A recent court ruling has significantly changed the scope of what is available in the discovery process of medical malpractice litigation, making it easier for plaintiffs to obtain materials related to physician performance and credentials.
These materials were previously thought to be protected from discovery by the Peer Review Protection Act (PRPA). The Pennsylvania legislature enacted the law in 1974 to give increased protection to medical professionals and organizations that formed review panels to evaluate physician performance and investigate possible malpractice incidences. The PRPA renders materials that are prepared as part of a peer review process privileged and protected from the discovery process during a lawsuit.
However, in Reginelli v. Boggs the Pennsylvania Supreme Court held that the PRPA does not extend protection from disclosure to a non-licensed third party entity, or committees or individuals reviewing physician credentials. In this case, the plaintiffs’ medical malpractice lawsuit against Monongahela Valley Hospital (MVH), UPMC Emergency Medicine Inc. (ERMI) and Marcellus Boggs, M.D, (among other defendants) alleged that Dr. Boggs was negligent when he treated the plaintiff in MVH’s emergency department. Dr. Boggs was an employee of ERMI, which was contracted by MVH to staff and provide administrative services for MVH’s emergency room. The protective privilege of the PRPA was found to not apply to Dr. Bogg’s “performance file,” which was authored by his supervising doctor at ERMI. The court came to this conclusion because ERMI itself was not “approved, licensed or otherwise regulated to practice or operate in the health care field under the laws of the Commonwealth,” and because the performance file was a review of Dr. Boggs’s credentials, which does not fall within the PRPA’s evidentiary privilege.

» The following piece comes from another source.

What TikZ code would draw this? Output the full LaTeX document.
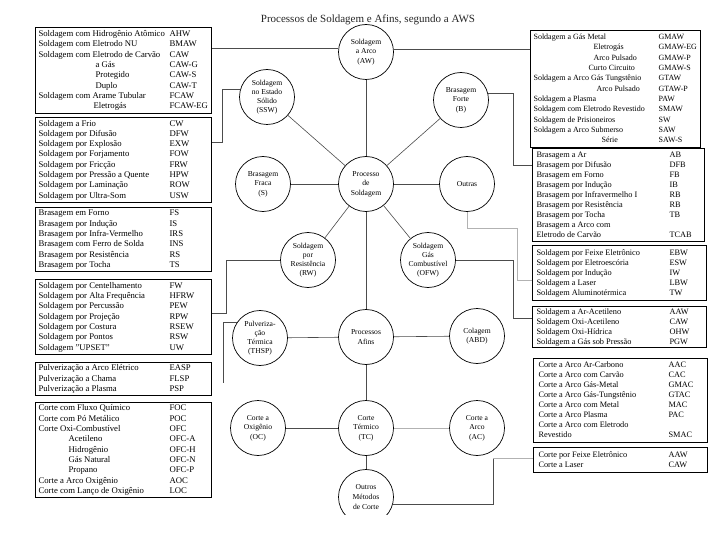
\documentclass[tikz,border=0pt]{standalone}
\usepackage{fontspec}
\setmainfont{Liberation Serif}
\usepackage{array}
\usetikzlibrary{calc}
\newcolumntype{L}[1]{>{\hbox to #1\bgroup}l<{\hss\egroup}}
\begin{document}
\begin{tikzpicture}[x=1pt,y=-1pt,
  circ/.style={draw=black, line width=0.7pt, circle, minimum size=55pt, inner sep=0pt, align=center, font=\fontsize{7.6}{9.6}\selectfont},
  circf/.style={circ, font=\fontsize{7.6}{9}\selectfont},
  lbox/.style={draw=black, line width=1.1pt, anchor=north west, inner ysep=0pt, font=\fontsize{8.7}{10.3}\selectfont},
  rbox/.style={lbox, font=\fontsize{8.3}{10}\selectfont},
  conn/.style={draw=black!70, line width=0.6pt},
  faint/.style={draw=black!30, line width=0.6pt}]
\useasboundingbox[fill=white] (0,0) rectangle (720,540);

\node[font=\fontsize{11}{13}\selectfont, text=black!85] (title) at (368,20) {Processos de Soldagem e Afins, segundo a AWS};

% ---------- circles ----------
\node[circ]  (AW)   at (366,52)  {Soldagem\\a Arco\\(AW)};
\node[circf] (SSW)  at (267,97)  {Soldagem\\no Estado\\Sólido\\(SSW)};
\node[circ]  (B)    at (461,100) {Brasagem\\Forte\\(B)};
\node[circ]  (P)    at (366,184) {Processo\\de\\Soldagem};
\node[circ]  (S)    at (263,184) {Brasagem\\Fraca\\(S)};
\node[circ]  (Out)  at (467,184) {Outras};
\node[circf] (RW)   at (308,260) {Soldagem\\por\\Resistência\\(RW)};
\node[circf] (OFW)  at (428,260) {Soldagem\\Gás\\Combustível\\(OFW)};
\node[circf] (THSP) at (260,338) {Pulveriza-\\ção\\Térmica\\(THSP)};
\node[circ]  (Af)   at (366,337) {Processos\\Afins};
\node[circ]  (ABD)  at (477,336) {Colagem\\(ABD)};
\node[circ]  (OC)   at (258,428) {Corte a\\Oxigênio\\(OC)};
\node[circ]  (TC)   at (366,428) {Corte\\Térmico\\(TC)};
\node[circ]  (AC)   at (477,428) {Corte a\\Arco\\(AC)};
\node[circ, draw=none] (OM) at (366,497) {Outros\\Métodos\\de Corte};
\begin{scope}
  \clip (320,460) rectangle (412,514);
  \draw[line width=0.7pt] (OM.center) circle[radius=27.5pt];
\end{scope}

% ---------- left boxes ----------
\node[lbox, minimum width=164pt, minimum height=86pt, inner xsep=3pt] (b1) at (35,27) {%
\begin{tabular}{@{}L{119pt}L{39pt}@{}}
Soldagem com Hidrogênio Atômico & AHW\\
Soldagem com Eletrodo NU & BMAW\\
Soldagem com Eletrodo de Carvão & CAW\\
\hspace*{57pt}a Gás & CAW-G\\
\hspace*{57pt}Protegido & CAW-S\\
\hspace*{57pt}Duplo & CAW-T\\
Soldagem com Arame Tubular & FCAW\\
\hspace*{55pt}Eletrogás & FCAW-EG
\end{tabular}};

\node[lbox, minimum width=164pt, minimum height=85pt, inner xsep=3pt] (b2) at (35,117) {%
\begin{tabular}{@{}L{119pt}L{39pt}@{}}
Soldagem a Frio & CW\\
Soldagem por Difusão & DFW\\
Soldagem por Explosão & EXW\\
Soldagem por Forjamento & FOW\\
Soldagem por Fricção & FRW\\
Soldagem por Pressão a Quente & HPW\\
Soldagem por Laminação & ROW\\
Soldagem por Ultra-Som & USW
\end{tabular}};

\node[lbox, minimum width=164pt, minimum height=64pt, inner xsep=3pt] (b3) at (35,207) {%
\begin{tabular}{@{}L{119pt}L{39pt}@{}}
Brasagem em Forno & FS\\
Brasagem por Indução & IS\\
Brasagem por Infra-Vermelho & IRS\\
Brasagem com Ferro de Solda & INS\\
Brasagem por Resistência & RS\\
Brasagem por Tocha & TS
\end{tabular}};

\node[lbox, minimum width=164pt, minimum height=75pt, inner xsep=3pt] (b4) at (35,279) {%
\begin{tabular}{@{}L{119pt}L{39pt}@{}}
Soldagem por Centelhamento & FW\\
Soldagem por Alta Frequência & HFRW\\
Soldagem por Percussão & PEW\\
Soldagem por Projeção & RPW\\
Soldagem por Costura & RSEW\\
Soldagem por Pontos & RSW\\
Soldagem "UPSET" & UW
\end{tabular}};

\node[lbox, minimum width=164pt, minimum height=33pt, inner xsep=3pt] (b5) at (35,362) {%
\begin{tabular}{@{}L{119pt}L{39pt}@{}}
Pulverização a Arco Elétrico & EASP\\
Pulverização a Chama & FLSP\\
Pulverização a Plasma & PSP
\end{tabular}};

\node[lbox, minimum width=164pt, minimum height=95pt, inner xsep=3pt] (b6) at (35,402) {%
\begin{tabular}{@{}L{119pt}L{39pt}@{}}
Corte com Fluxo Químico & FOC\\
Corte com Pó Metálico & POC\\
Corte Oxi-Combustível & OFC\\
\hspace*{30pt}Acetileno & OFC-A\\
\hspace*{30pt}Hidrogênio & OFC-H\\
\hspace*{30pt}Gás Natural & OFC-N\\
\hspace*{30pt}Propano & OFC-P\\
Corte a Arco Oxigênio & AOC\\
Corte com Lanço de Oxigênio & LOC
\end{tabular}};

% ---------- right boxes ----------
\node[lbox, font=\fontsize{8}{10.3}\selectfont, minimum width=158pt, minimum height=117pt, inner xsep=3pt] (r1) at (530,30) {%
\begin{tabular}{@{}L{113pt}L{39pt}@{}}
Soldagem a Gás Metal & GMAW\\
\hspace*{60pt}Eletrogás & GMAW-EG\\
\hspace*{60pt}Arco Pulsado & GMAW-P\\
\hspace*{55pt}Curto Circuito & GMAW-S\\
Soldagem a Arco Gás Tungstênio & GTAW\\
\hspace*{63pt}Arco Pulsado & GTAW-P\\
Soldagem a Plasma & PAW\\
Soldagem com Eletrodo Revestido & SMAW\\
Soldagem de Prisioneiros & SW\\
Soldagem a Arco Submerso & SAW\\
\hspace*{68pt}Série & SAW-S
\end{tabular}};

\node[rbox, minimum width=160pt, minimum height=93pt, inner xsep=4pt] (r2) at (532,148) {%
\begin{tabular}{@{}L{121pt}L{31pt}@{}}
Brasagem a Ar & AB\\
Brasagem por Difusão & DFB\\
Brasagem em Forno & FB\\
Brasagem por Indução & IB\\
Brasagem por Infravermelho I & RB\\
Brasagem por Resistência & RB\\
Brasagem por Tocha & TB\\
Brasagem a Arco com & \\
Eletrodo de Carvão & TCAB
\end{tabular}};

\node[rbox, minimum width=162pt, minimum height=55pt, inner xsep=4pt] (r3) at (532,245) {%
\begin{tabular}{@{}L{121pt}L{33pt}@{}}
Soldagem por Feixe Eletrônico & EBW\\
Soldagem por Eletroescória & ESW\\
Soldagem por Indução & IW\\
Soldagem a Laser & LBW\\
Soldagem Aluminotérmica & TW
\end{tabular}};

\node[rbox, minimum width=162pt, minimum height=41pt, inner xsep=4pt] (r4) at (532,306) {%
\begin{tabular}{@{}L{121pt}L{33pt}@{}}
Soldagem a Ar-Acetileno & AAW\\
Soldagem Oxi-Acetileno & CAW\\
Soldagem Oxi-Hídrica & OHW\\
Soldagem a Gás sob Pressão & PGW
\end{tabular}};

\node[rbox, minimum width=162pt, minimum height=84pt, inner xsep=5pt] (r5) at (533,358) {%
\begin{tabular}{@{}L{118pt}L{34pt}@{}}
Corte a Arco Ar-Carbono & AAC\\
Corte a Arco com Carvão & CAC\\
Corte a Arco Gás-Metal & GMAC\\
Corte a Arco Gás-Tungstênio & GTAC\\
Corte a Arco com Metal & MAC\\
Corte a Arco Plasma & PAC\\
Corte a Arco com Eletrodo & \\
Revestido & SMAC
\end{tabular}};

\node[rbox, minimum width=162pt, minimum height=25pt, inner xsep=5pt] (r6) at (533,447) {%
\begin{tabular}{@{}L{118pt}L{34pt}@{}}
Corte por Feixe Eletrônico & AAW\\
Corte a Laser & CAW
\end{tabular}};

% ---------- circle to circle ----------
\draw[conn] (AW) -- (P);
\draw[conn] (SSW) -- (P);
\draw[conn] (B) -- (P);
\draw[conn] (S) -- (P);
\draw[conn] (P) -- (Out);
\draw[conn] (RW) -- (P);
\draw[conn] (OFW) -- (P);
\draw[conn] (P) -- (Af);
\draw[conn] (THSP) -- (Af);
\draw[conn] (Af) -- (ABD);
\draw[conn] (Af) -- (TC);
\draw[conn] (OC) -- (TC);
\draw[faint] (TC) -- (AC);
\draw[conn] (TC.south) -- (OM.north);

% ---------- circle to box ----------
\draw[conn] (AW.172) -- (AW.172 -| b1.east);
\draw[conn] (AW.5) -- (AW.5 -| r1.west);
\coordinate (kSSW) at (222,142);
\draw[conn] (SSW.165) -| (kSSW) -- (kSSW -| b2.east);
\coordinate (kB) at (513,165);
\draw[conn] (B.13) -| (kB) -- (kB -| r2.west);
\coordinate (kO1) at (517,228);
\coordinate (kO2) at (517,280);
\draw[faint] (Out.south) |- (kO1) -- (kO2) -- (kO2 -| r3.west);
\coordinate (kF) at (513,318);
\draw[conn] (OFW.east) -| (kF) -- (kF -| r4.west);
\coordinate (kR) at (226,313);
\draw[conn] (RW.west) -| (kR) -- (kR -| b4.east);
\coordinate (kT) at (223,383);
\draw[conn] (THSP.146) -| (kT);
\coordinate (kM) at (493,458);
\draw[conn] (OM.-15) -| (kM);
\draw[faint] (kM) -- (kM -| r6.west);
\end{tikzpicture}
\end{document}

Notably, the dissent by Justice David Wecht, which was joined by two of the seven justices participating in the consideration of the case, pointed out that the “Majority’s reading leaves the door open to precisely the same effect upon free and frank discussions aimed to ensure and improve an appropriate quality of care that the PRPA strives to vitiate.”

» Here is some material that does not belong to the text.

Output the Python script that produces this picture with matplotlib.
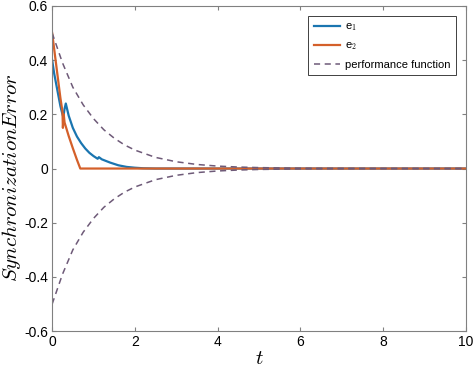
import matplotlib
matplotlib.use('Agg')
import matplotlib.pyplot as plt

# values
t_e1 = [0, 0.05, 0.1, 0.15, 0.2, 0.25, 0.27, 0.3, 0.33, 0.4, 0.5, 0.6, 0.7, 0.8,
        0.9, 1.0, 1.1, 1.13, 1.2, 1.4, 1.6, 1.8, 2.0, 2.2, 2.5, 10]
e1 = [0.40, 0.35, 0.31, 0.27, 0.23, 0.20, 0.19, 0.22, 0.24, 0.195, 0.15, 0.118, 0.094, 0.074,
      0.058, 0.046, 0.036, 0.042, 0.034, 0.022, 0.012, 0.006, 0.003, 0.001, 0.0, 0.0]

t_e2 = [0, 0.05, 0.1, 0.15, 0.2, 0.25, 0.26, 0.28, 0.3, 0.35, 0.4, 0.5, 0.6, 0.68, 10]
e2 = [0.50, 0.44, 0.38, 0.32, 0.26, 0.21, 0.15, 0.20, 0.17, 0.145, 0.12, 0.075, 0.032, 0.0, 0.0]

t_pf = [0, 0.25, 0.5, 0.75, 1.0, 1.25, 1.5, 1.75, 2.0, 2.5, 3.0, 3.5, 4.0, 4.5, 5.0,
        6.0, 7.0, 8.0, 10]
pf = [0.50, 0.39, 0.30, 0.235, 0.184, 0.143, 0.112, 0.087, 0.068, 0.041, 0.025, 0.015,
      0.009, 0.0055, 0.0034, 0.0012, 0.0005, 0.0002, 0.0]
pf_low = [-v for v in pf]

plt.rcParams['font.family'] = ['Liberation Sans', 'DejaVu Sans']
plt.rcParams['mathtext.fontset'] = 'cm'

fig = plt.figure(figsize=(4.74, 3.7), dpi=100)
ax = fig.add_axes([0.110, 0.105, 0.873, 0.879])

ax.plot(t_e1, e1, color='#1a75b0', lw=1.6, label='e$_1$')
ax.plot(t_e2, e2, color='#d4602a', lw=1.6, label='e$_2$')
ax.plot(t_pf, pf, color='#6e5a78', lw=1.1, ls=(0, (4, 3)), label='performance function')
ax.plot(t_pf, pf_low, color='#6e5a78', lw=1.1, ls=(0, (4, 3)))

ax.set_xlim(0, 10)
ax.set_ylim(-0.6, 0.6)
ax.set_xticks([0, 2, 4, 6, 8, 10])
ax.set_yticks([-0.6, -0.4, -0.2, 0, 0.2, 0.4, 0.6])
ax.set_yticklabels(['-0.6', '-0.4', '-0.2', '0', '0.2', '0.4', '0.6'])
ax.tick_params(direction='in', top=True, right=True, labelsize=10, length=3,
               color='#808080', pad=3)
for s in ax.spines.values():
    s.set_color('#808080')
    s.set_linewidth(0.8)

ax.set_xlabel('$t$', fontsize=15, labelpad=0)
ax.set_ylabel('$SynchronizationError$', fontsize=15, labelpad=0)
ax.yaxis.set_label_coords(-0.071, 0.472)

leg = ax.legend(loc='upper right', fontsize=8, fancybox=False, edgecolor='#404040',
                framealpha=1, borderaxespad=0.9, handlelength=2.4, labelspacing=0.65,
                borderpad=0.5, handletextpad=0.4)
leg.get_frame().set_linewidth(0.7)

fig.savefig('out.png', dpi=100)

Likewise, this holding has the potential to have widespread effects on the materials that are discoverable and likely opens the door for plaintiffs to seek additional reports and files during discovery. Health care entities are advised to closely review who is authoring all documents related to peer review activities as well as all the processes and procedures that involve peer review. Credentialing documentation processes also should be reviewed and revised with the new knowledge that these documents are possibly discoverable.
The court also implied that if the peer review documentation is generated by a non-licensed third party entity pursuant to a contract with a licensed health care provider, then it may fall within the protections of the PRPA. Yet, the court found that there was no contractual obligation of peer review because the two contracting parties presented conflicting positions regarding the obligations of each party. Thus, all contracts between licensed and non-licensed entity health care providers should be reviewed to determine whether there are contractual obligations to provide peer reviews, and if so, ensure that both contracting parties are aware of this aspect of the contract and understand the obligations of this agreement.